▶ [JOB]:
Check each line of the data for "code" and select those that have it.

▶ [DATASET ENTRIES]:
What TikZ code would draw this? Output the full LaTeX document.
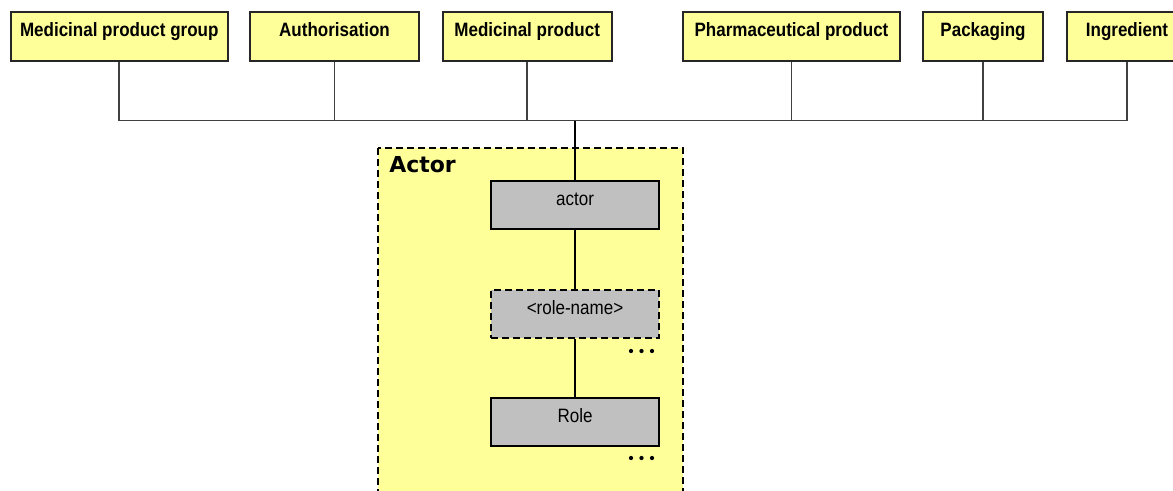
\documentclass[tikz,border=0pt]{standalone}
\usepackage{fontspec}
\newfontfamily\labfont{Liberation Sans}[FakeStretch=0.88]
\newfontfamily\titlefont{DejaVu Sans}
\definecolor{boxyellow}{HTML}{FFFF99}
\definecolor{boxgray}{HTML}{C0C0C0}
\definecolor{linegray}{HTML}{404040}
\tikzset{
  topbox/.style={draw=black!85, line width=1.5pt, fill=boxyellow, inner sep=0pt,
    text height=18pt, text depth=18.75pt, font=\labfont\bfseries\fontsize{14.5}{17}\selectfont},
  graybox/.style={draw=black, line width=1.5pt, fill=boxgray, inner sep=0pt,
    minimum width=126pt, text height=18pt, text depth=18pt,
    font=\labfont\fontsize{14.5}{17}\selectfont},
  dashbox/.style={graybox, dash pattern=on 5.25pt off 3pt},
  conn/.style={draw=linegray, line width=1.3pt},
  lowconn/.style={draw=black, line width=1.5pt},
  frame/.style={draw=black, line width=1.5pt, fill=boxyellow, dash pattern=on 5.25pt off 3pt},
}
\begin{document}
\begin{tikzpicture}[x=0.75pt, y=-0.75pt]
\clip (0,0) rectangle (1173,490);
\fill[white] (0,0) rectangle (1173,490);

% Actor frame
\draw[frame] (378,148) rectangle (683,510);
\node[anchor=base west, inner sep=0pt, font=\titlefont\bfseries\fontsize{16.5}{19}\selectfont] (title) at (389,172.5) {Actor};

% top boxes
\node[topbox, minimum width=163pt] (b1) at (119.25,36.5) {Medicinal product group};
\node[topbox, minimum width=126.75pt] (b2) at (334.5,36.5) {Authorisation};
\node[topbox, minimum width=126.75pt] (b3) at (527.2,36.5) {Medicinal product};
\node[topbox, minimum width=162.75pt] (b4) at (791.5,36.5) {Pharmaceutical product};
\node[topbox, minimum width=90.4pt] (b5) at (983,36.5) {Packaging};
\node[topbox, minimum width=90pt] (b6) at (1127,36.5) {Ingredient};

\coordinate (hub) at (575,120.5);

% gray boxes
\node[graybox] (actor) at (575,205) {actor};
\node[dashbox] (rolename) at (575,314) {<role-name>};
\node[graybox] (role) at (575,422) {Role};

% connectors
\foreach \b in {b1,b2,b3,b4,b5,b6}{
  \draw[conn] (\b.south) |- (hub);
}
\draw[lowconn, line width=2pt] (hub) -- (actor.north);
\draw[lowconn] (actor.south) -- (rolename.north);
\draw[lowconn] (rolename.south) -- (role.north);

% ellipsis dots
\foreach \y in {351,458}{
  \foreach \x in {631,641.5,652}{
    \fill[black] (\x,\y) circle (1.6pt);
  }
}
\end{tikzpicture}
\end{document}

==

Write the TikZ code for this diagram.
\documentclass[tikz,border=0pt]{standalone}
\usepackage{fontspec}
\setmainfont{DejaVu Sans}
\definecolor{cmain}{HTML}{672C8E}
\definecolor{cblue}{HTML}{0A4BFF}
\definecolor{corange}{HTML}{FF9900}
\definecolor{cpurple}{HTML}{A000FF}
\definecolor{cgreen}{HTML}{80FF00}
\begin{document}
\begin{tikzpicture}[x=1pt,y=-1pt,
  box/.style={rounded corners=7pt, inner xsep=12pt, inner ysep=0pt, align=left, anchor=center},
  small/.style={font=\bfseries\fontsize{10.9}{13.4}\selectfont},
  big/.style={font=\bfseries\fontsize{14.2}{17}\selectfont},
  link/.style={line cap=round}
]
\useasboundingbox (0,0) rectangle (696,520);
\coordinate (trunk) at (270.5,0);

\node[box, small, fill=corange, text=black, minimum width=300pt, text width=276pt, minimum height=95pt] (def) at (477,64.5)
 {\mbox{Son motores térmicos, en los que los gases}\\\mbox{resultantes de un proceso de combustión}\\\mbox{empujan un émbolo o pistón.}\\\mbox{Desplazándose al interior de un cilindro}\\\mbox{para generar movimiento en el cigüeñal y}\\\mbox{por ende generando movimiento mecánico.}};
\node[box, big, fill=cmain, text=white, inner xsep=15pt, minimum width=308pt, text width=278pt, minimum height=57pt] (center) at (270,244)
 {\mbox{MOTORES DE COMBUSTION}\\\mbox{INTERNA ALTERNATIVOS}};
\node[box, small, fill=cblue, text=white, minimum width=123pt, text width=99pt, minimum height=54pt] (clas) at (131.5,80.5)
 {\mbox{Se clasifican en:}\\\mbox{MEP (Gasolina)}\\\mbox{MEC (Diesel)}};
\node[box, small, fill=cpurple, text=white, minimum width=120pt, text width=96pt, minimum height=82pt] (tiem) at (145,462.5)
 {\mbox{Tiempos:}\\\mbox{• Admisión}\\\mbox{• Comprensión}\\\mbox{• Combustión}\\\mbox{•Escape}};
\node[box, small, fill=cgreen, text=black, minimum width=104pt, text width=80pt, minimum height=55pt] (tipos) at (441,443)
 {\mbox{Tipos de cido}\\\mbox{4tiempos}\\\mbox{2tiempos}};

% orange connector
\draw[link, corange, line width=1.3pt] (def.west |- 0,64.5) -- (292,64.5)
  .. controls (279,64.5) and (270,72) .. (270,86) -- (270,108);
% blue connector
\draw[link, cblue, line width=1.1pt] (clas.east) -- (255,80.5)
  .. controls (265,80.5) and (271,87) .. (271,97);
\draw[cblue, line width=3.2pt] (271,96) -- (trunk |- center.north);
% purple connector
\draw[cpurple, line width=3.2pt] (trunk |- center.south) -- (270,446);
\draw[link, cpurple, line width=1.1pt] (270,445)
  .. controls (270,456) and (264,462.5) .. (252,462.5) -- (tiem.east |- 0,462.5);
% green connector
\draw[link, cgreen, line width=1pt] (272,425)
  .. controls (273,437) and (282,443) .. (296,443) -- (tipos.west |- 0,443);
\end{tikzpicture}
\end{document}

* * *

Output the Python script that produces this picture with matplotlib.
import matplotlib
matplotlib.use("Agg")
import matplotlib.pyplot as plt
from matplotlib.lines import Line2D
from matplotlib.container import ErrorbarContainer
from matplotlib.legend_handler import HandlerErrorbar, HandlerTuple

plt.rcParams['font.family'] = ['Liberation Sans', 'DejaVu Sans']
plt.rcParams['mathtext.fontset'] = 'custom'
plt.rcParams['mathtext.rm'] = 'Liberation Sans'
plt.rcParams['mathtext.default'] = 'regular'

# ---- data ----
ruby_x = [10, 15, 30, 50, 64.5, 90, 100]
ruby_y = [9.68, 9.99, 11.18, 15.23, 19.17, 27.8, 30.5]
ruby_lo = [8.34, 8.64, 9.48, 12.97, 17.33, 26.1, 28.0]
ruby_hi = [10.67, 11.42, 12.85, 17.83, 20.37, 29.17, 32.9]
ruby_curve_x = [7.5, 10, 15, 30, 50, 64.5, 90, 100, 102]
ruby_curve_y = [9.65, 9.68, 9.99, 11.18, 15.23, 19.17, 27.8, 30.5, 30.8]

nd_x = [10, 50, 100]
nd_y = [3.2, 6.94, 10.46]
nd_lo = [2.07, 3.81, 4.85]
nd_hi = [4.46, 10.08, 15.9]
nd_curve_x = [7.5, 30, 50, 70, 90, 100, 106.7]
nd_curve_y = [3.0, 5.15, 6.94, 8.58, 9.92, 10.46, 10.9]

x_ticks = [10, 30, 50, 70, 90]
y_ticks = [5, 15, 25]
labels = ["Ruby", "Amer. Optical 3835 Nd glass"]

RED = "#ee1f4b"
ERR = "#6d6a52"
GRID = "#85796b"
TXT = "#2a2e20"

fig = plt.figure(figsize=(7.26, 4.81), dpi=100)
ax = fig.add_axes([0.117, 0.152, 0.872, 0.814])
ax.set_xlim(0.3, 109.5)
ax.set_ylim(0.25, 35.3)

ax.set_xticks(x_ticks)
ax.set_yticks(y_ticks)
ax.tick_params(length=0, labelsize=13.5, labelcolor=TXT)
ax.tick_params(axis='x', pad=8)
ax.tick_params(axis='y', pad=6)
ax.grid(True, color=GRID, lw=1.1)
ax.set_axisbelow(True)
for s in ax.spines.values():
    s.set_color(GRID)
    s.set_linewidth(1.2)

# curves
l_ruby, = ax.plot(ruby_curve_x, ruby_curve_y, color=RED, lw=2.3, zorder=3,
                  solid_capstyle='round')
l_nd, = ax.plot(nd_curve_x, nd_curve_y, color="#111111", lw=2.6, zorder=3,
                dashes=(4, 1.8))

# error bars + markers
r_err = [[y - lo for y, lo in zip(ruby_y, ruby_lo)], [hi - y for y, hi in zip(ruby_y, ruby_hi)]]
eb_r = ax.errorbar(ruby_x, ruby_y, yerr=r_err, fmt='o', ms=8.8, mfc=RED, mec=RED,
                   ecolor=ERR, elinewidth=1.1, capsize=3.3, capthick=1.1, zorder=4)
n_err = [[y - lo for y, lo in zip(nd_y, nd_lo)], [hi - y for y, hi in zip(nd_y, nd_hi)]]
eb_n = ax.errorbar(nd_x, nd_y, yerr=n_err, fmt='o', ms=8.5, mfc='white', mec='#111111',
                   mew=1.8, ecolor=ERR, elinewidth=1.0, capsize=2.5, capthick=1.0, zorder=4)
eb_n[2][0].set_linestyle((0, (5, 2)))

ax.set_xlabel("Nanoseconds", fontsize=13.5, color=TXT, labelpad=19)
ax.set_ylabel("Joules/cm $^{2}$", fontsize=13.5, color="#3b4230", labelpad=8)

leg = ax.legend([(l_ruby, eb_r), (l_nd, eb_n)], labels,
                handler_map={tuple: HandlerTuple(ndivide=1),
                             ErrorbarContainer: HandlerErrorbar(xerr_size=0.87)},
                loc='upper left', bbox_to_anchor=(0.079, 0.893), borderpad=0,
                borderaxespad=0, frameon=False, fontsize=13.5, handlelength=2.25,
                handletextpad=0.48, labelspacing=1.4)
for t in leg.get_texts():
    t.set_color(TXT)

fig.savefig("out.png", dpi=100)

▶ [RESULT OF THE TASK]:
What TikZ code would draw this? Output the full LaTeX document.
Write the TikZ code for this diagram.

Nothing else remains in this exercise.